Available records:
begin
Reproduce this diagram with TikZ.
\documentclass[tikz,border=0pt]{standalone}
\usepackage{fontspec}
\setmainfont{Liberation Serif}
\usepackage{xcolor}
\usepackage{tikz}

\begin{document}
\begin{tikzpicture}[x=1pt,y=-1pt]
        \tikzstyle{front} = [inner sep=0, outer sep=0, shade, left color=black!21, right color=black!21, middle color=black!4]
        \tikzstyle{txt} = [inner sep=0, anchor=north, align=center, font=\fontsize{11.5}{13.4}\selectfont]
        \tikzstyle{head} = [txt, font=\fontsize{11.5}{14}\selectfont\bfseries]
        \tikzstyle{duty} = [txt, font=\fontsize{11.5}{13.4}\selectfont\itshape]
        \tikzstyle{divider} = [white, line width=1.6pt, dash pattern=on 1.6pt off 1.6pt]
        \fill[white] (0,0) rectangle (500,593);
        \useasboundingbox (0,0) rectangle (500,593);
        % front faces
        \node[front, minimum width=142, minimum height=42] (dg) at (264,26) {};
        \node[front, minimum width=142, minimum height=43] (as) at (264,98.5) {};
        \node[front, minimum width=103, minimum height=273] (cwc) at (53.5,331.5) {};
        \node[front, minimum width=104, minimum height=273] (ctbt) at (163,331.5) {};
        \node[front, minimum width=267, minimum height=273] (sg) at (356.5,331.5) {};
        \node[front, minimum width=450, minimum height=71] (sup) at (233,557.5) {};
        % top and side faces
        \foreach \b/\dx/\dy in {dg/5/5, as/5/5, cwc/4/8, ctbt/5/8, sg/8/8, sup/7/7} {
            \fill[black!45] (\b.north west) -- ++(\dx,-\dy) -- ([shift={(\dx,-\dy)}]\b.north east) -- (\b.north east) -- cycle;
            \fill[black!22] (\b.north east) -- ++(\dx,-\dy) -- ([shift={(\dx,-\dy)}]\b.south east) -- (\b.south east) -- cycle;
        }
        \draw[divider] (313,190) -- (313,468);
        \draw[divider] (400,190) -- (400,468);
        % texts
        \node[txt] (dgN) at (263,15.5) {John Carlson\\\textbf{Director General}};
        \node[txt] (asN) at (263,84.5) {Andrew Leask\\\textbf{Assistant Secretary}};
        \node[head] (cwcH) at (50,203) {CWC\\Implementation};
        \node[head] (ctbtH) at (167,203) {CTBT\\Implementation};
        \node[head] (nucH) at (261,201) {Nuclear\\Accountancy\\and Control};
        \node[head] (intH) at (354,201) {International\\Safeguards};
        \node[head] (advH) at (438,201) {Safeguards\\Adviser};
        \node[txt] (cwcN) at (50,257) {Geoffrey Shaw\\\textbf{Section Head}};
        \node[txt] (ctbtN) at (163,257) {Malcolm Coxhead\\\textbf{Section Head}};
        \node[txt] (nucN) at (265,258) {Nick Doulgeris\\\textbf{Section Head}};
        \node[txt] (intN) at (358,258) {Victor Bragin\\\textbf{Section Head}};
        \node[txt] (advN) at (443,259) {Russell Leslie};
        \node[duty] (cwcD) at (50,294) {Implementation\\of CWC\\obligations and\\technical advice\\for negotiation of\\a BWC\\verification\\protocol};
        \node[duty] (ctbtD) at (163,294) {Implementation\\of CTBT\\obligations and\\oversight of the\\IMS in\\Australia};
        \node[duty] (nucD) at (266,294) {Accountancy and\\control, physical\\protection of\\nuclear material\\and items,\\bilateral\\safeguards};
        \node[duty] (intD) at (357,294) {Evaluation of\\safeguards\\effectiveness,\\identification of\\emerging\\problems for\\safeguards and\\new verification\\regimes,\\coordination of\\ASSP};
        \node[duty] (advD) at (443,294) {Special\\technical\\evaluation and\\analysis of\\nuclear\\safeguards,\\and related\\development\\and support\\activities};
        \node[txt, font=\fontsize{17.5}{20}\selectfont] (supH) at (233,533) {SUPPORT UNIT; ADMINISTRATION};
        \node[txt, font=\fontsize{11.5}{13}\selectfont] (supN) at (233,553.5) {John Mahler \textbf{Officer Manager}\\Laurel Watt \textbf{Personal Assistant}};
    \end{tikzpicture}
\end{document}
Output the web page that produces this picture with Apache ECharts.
end
Set exercise: Copy out each line that contains the word "with".

Answer for this exercise:
Reproduce this diagram with TikZ.
Output the web page that produces this picture with Apache ECharts.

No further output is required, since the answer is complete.